Find the total surface area of a cone whose height is $$ 16cm$$ and base radius is $$ 12cm$$. Also find the volume of the cone.

Answer

**step1** Understanding the Problem

The problem asks us to find two specific measurements for a cone: its total surface area and its volume. We are provided with two key dimensions of the cone: its height and its base radius.

**step2** Identifying Given Information

From the problem statement, we have the following measurements for the cone:
The height of the cone (h) is 16 centimeters.
The base radius of the cone (r) is 12 centimeters.

**step3** Calculating the Slant Height

To calculate the total surface area of a cone, we first need to determine its slant height.
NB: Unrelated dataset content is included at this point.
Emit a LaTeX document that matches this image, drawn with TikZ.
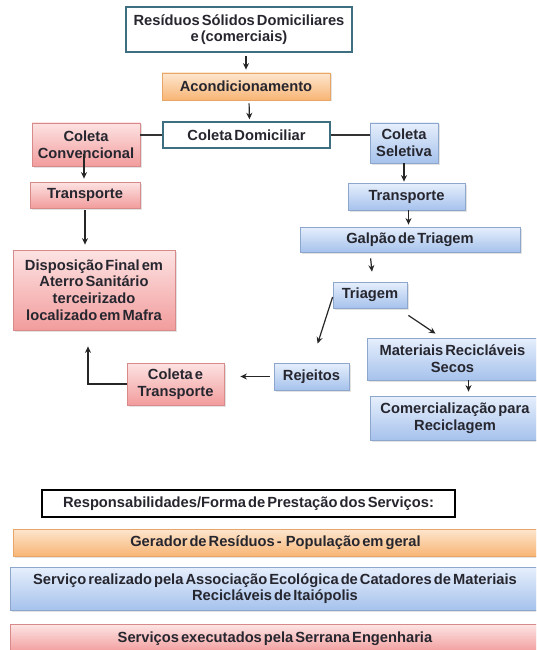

The slant height (l), the radius (r), and the height (h) of a cone form a right-angled triangle. We can find the slant height using the property that the square of the slant height is equal to the sum of the square of the radius and the square of the height.
First, calculate the square of the radius: $$12 \text{ cm} \times 12 \text{ cm} = 144 \text{ square centimeters}$$
Next, calculate the square of the height: $$16 \text{ cm} \times 16 \text{ cm} = 256 \text{ square centimeters}$$
Now, add these two squared values to find the square of the slant height: $$144 + 256 = 400 \text{ square centimeters}$$
The slant height is the number that, when multiplied by itself, results in 400. This number is 20.
Therefore, the slant height (l) of the cone is 20 centimeters.

**step4** Calculating the Total Surface Area

The total surface area of a cone is the sum of the area of its circular base and its lateral (curved) surface area. The formula for the total surface area (A) of a cone is: $$A = \pi \times r \times (r + l)$$.
Now, we substitute the known values into the formula:
Radius (r) = 12 cm
Slant height (l) = 20 cm
$$A = \pi \times 12 \times (12 + 20)$$
$$A = \pi \times 12 \times 32$$
$$A = 384 \pi \text{ square centimeters}$$
If we use the common approximation for Pi ($$\pi \approx 3.14$$), the total surface area is:
$$A = 384 \times 3.14 = 1205.76 \text{ square centimeters}$$

**step5** Calculating the Volume

The volume of a cone (V) is calculated using the formula: $$V = \frac{1}{3} \times \pi \times r^2 \times h$$.
Let's substitute the given and calculated values into this formula:
Radius (r) = 12 cm
Height (h) = 16 cm
First, calculate the square of the radius ($$r^2$$): $$12 \text{ cm} \times 12 \text{ cm} = 144 \text{ square centimeters}$$
Now, substitute these values into the volume formula:
$$V = \frac{1}{3} \times \pi \times 144 \times 16$$
To simplify, we can divide 144 by 3: $$144 \div 3 = 48$$
So the formula becomes:
$$V = \pi \times 48 \times 16$$
$$V = 768 \pi \text{ cubic centimeters}$$
If we use the common approximation for Pi ($$\pi \approx 3.14$$), the volume is:
$$V = 768 \times 3.14 = 2411.52 \text{ cubic centimeters}$$